--- START OF Data for processing ---

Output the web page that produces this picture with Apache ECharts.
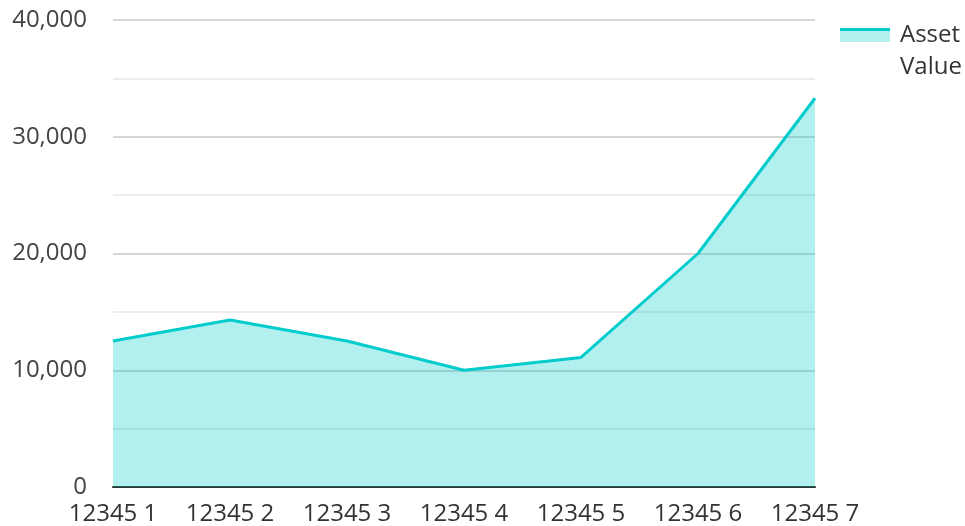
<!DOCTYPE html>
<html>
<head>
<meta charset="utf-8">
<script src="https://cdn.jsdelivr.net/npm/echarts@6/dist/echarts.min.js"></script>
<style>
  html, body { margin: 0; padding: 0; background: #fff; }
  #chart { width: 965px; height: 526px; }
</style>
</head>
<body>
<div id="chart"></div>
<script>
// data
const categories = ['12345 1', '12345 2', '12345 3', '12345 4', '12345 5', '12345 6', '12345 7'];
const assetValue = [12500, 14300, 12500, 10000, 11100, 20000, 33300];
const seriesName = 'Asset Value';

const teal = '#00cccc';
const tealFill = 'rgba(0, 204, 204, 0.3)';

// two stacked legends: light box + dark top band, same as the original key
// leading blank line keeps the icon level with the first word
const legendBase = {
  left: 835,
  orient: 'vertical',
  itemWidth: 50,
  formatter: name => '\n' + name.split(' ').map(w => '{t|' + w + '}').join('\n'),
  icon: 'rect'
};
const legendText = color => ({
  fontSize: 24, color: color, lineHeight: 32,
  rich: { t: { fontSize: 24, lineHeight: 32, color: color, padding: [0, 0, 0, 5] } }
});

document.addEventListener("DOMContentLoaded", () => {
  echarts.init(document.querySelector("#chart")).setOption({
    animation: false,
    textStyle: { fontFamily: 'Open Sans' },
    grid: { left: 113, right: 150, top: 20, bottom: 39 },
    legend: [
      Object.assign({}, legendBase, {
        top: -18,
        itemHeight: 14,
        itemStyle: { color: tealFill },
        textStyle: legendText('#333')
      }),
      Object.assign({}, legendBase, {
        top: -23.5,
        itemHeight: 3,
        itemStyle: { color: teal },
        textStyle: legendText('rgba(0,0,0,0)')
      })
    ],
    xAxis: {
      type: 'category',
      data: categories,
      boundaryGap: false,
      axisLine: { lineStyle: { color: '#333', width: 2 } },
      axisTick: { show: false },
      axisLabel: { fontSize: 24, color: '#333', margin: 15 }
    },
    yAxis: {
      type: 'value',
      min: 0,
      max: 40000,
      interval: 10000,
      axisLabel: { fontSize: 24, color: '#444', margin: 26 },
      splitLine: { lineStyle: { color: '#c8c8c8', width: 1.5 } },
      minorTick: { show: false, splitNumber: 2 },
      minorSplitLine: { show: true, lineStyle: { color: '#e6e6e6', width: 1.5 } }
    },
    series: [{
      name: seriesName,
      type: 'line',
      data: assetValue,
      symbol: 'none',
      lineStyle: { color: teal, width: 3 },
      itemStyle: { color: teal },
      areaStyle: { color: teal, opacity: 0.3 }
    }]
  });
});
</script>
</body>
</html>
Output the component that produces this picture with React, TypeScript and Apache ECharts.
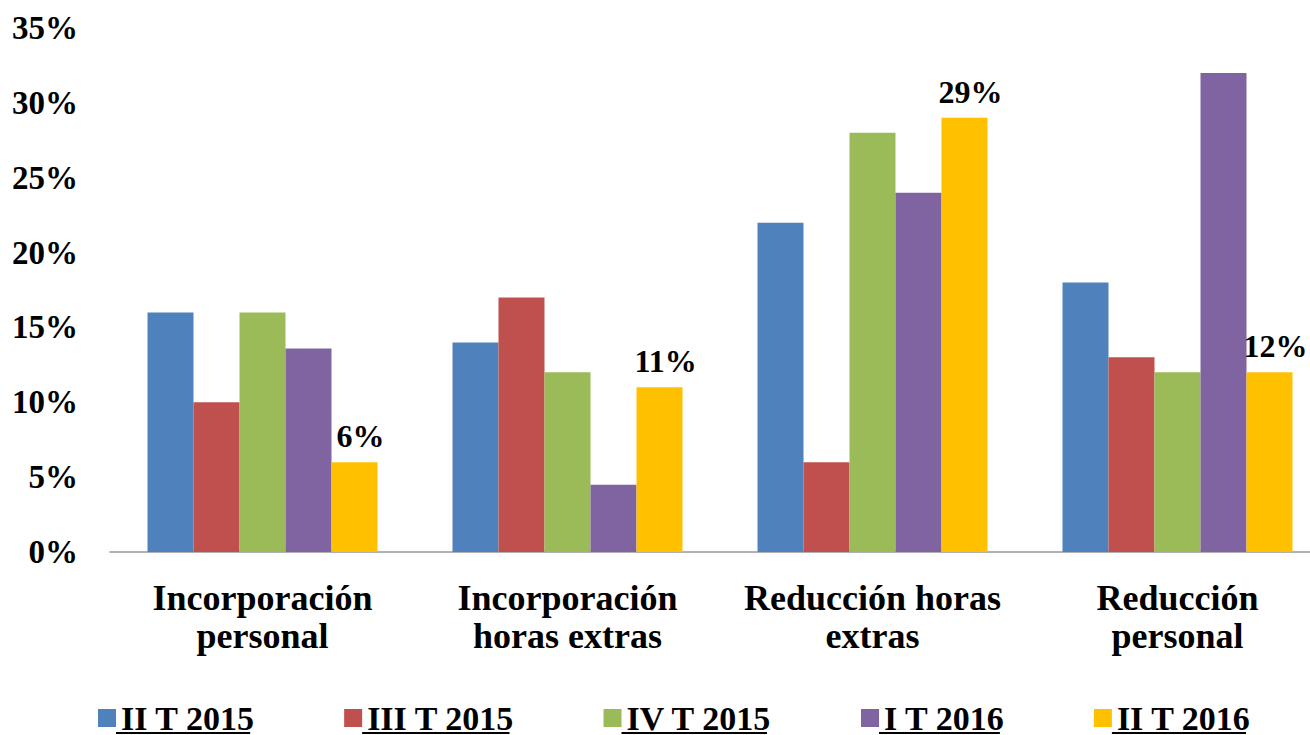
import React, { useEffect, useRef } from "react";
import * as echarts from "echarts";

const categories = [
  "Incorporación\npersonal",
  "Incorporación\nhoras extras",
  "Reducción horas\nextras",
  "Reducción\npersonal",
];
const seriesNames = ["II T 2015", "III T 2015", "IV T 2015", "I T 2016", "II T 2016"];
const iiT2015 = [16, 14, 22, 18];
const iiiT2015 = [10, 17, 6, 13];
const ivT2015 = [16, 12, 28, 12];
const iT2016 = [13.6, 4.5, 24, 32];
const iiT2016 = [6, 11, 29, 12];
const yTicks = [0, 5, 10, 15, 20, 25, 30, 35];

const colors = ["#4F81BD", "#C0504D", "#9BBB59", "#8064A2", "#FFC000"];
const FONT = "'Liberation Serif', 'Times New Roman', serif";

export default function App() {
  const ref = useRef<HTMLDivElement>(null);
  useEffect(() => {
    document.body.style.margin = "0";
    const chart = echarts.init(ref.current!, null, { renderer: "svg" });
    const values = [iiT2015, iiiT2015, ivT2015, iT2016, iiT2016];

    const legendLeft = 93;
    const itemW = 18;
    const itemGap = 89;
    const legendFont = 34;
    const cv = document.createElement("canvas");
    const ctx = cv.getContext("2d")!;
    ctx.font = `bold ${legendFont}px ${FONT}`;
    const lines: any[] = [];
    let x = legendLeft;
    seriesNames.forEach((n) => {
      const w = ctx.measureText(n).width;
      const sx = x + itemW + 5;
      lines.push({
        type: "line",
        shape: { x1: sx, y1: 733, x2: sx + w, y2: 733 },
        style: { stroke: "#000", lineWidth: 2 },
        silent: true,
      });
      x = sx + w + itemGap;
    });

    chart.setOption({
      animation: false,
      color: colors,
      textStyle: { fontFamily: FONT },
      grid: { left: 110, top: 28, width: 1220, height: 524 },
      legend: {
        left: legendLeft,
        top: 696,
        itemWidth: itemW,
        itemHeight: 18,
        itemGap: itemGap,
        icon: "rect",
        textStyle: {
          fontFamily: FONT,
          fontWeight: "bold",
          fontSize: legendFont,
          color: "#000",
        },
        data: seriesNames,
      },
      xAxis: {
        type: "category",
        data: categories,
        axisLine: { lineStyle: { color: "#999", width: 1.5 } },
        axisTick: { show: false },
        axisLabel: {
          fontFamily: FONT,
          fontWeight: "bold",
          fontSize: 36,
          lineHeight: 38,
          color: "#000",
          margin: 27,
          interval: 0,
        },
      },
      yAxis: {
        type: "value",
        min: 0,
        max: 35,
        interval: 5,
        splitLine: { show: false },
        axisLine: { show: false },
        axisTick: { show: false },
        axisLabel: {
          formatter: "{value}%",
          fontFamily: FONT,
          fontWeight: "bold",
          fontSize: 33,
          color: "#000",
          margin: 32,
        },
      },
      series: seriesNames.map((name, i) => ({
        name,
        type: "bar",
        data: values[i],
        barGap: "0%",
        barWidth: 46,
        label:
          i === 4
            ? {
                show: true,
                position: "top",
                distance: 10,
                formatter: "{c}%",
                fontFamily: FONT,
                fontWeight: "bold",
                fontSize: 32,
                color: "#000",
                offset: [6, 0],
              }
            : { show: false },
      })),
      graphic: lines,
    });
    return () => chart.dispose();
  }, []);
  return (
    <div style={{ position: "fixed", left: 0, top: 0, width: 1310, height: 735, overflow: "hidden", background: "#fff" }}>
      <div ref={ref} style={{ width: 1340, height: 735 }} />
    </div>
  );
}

--- END OF Data for processing ---

• **What is being asked**: Out of the records above, set down only the lines from the one that contains "Output the component" through the one that contains "const values = [iiT2015, iiiT2015, ivT2015, iT2016, iiT2016];", unchanged and without the pictures.

• **Task response**:
Output the component that produces this picture with React, TypeScript and Apache ECharts.
import React, { useEffect, useRef } from "react";
import * as echarts from "echarts";

const categories = [
  "Incorporación\npersonal",
  "Incorporación\nhoras extras",
  "Reducción horas\nextras",
  "Reducción\npersonal",
];
const seriesNames = ["II T 2015", "III T 2015", "IV T 2015", "I T 2016", "II T 2016"];
const iiT2015 = [16, 14, 22, 18];
const iiiT2015 = [10, 17, 6, 13];
const ivT2015 = [16, 12, 28, 12];
const iT2016 = [13.6, 4.5, 24, 32];
const iiT2016 = [6, 11, 29, 12];
const yTicks = [0, 5, 10, 15, 20, 25, 30, 35];

const colors = ["#4F81BD", "#C0504D", "#9BBB59", "#8064A2", "#FFC000"];
const FONT = "'Liberation Serif', 'Times New Roman', serif";

export default function App() {
  const ref = useRef<HTMLDivElement>(null);
  useEffect(() => {
    document.body.style.margin = "0";
    const chart = echarts.init(ref.current!, null, { renderer: "svg" });
    const values = [iiT2015, iiiT2015, ivT2015, iT2016, iiT2016];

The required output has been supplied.